I'm wanting to add to my arsenal and am looking for a rod that I can use for wading and sight fishing from the beach. I've been looking at 8 1/2' H (.25-1.0 oz), 8 1/2' MH (.25-.75 oz)or a 9'0 MH (.125-.75 oz) rods. I'm not sure how often I'd be using a 1 oz. lure, but it may be nice to have the ability. I'm wanting a rod that is on the lighter side and one that won't wear me out casting. The rod will be paired with either a Penn Sargus or Okuma Avenger. I know everyone has their favorites and I'm looking for all recommendations and advice. I look forward to your thoughts


----------



## PAWGhunter (Feb 3, 2010)

You got it right with the Okuma Avenger. Such a great reel for so little $$$. I have quite a few...haha
I used to use a Carrot Stix for running and gunning on the beach with lures(gotchas/spoons/plugs), but I switched over to a 7'6 MH Ugly Stick Inshore Select. Weighs a little more than the Carrot Stix, but it has some serious ass behind it. I paired it with a ABF 50 and 300yds of 15lb Power pro. I can cast a big plug a mile. 

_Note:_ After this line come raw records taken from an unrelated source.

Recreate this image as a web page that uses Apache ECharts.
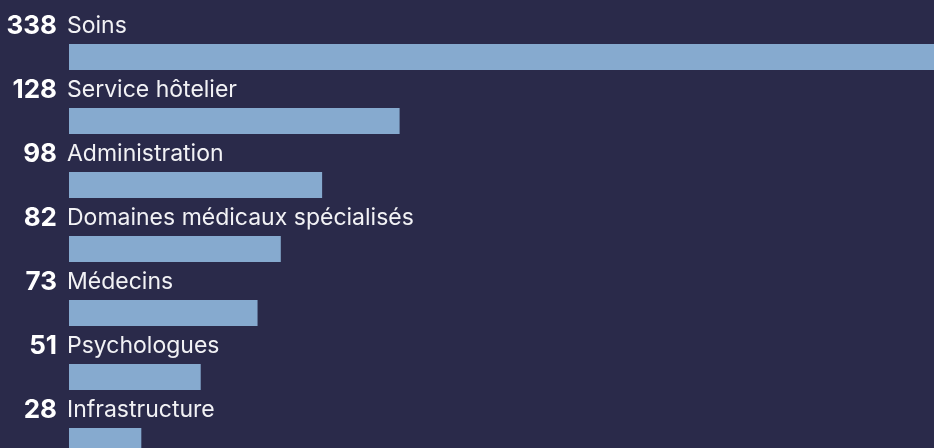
<!DOCTYPE html>
<html><head><meta charset="utf-8">
<style>html,body{margin:0;padding:0;background:#2a2a4a;}#c{width:934px;height:448px;}</style>
<script src="https://cdn.jsdelivr.net/npm/echarts@6/dist/echarts.min.js"></script>
</head><body><div id="c"></div>
<script>
const categories = ["Soins","Service hôtelier","Administration","Domaines médicaux spécialisés","Médecins","Psychologues","Infrastructure"];
const values = [338,128,98,82,73,51,28];

const chart = echarts.init(document.getElementById('c'), null, {renderer:'canvas'});
chart.setOption({
  backgroundColor:'#2a2a4a',
  animation:false,
  grid:{left:69, right:-8, top:25, bottom:-25, containLabel:false, outerBoundsMode:'none'},
  xAxis:{type:'value', min:0, max:338, show:false},
  yAxis:{type:'category', data:categories, inverse:true, show:false},
  series:[{
    type:'bar',
    data:values,
    barWidth:26,
    clip:false,
    itemStyle:{color:'#86aacf'},
    label:{
      show:true,
      position:[-12,-18],
      align:'right',
      verticalAlign:'middle',
      formatter:'{c}',
      fontFamily:'Inter', fontWeight:'bold', fontSize:26, color:'#ffffff'
    }
  },{
    type:'bar',
    data:values,
    barWidth:26,
    barGap:'-100%',
    clip:false,
    itemStyle:{color:'rgba(0,0,0,0)'},
    label:{
      show:true,
      position:[-2,-18],
      align:'left',
      verticalAlign:'middle',
      formatter:'{b}',
      fontFamily:'Inter', fontSize:23, color:'#f2f2f5'
    }
  }]
});
</script></body></html>
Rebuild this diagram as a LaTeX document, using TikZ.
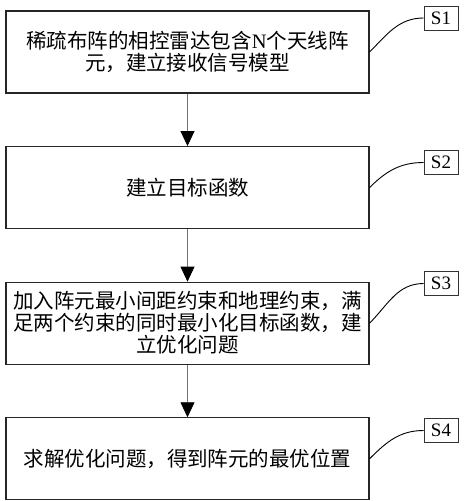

Whatever you choose, you'll probably want to use braid, due to casting distance. Hope that helped.


----------



## seejay (May 10, 2009)

Appreciate the insight Hunter. The Sargus is already spooled with 15 lb. PP, haven't respooled the Avenger. I've got a 7' M ugly stick lite and I was thinking that the lure weight was a little low at 5/8 oz.


----------



## FlatsBoy10 (Dec 31, 2012)

Look at the Ugly.Stick intercostal rods... Wally world.for.40 bucks and.very good for the money... I use those and Blair Wiggins Flats Blue rod 7'4"...


----------



## grey ghost (Jul 24, 2011)

flatsboy10 said:


> look at the ugly.stick intercostal rods... Wally world.for.40 bucks and.very good for the money... I use those and blair wiggins flats blue rod 7'4"...


 a1 !!


----------



## seejay (May 10, 2009)

Much thanks for your opinions. I've been a fan of the US for a long time. Still have a 6' ultra lite that is about 15+ years old that I use for trout (bows, browns, and brookies). For the money they take a beating and hold up really well. I'll have a matched set mixed in black and blue.


----------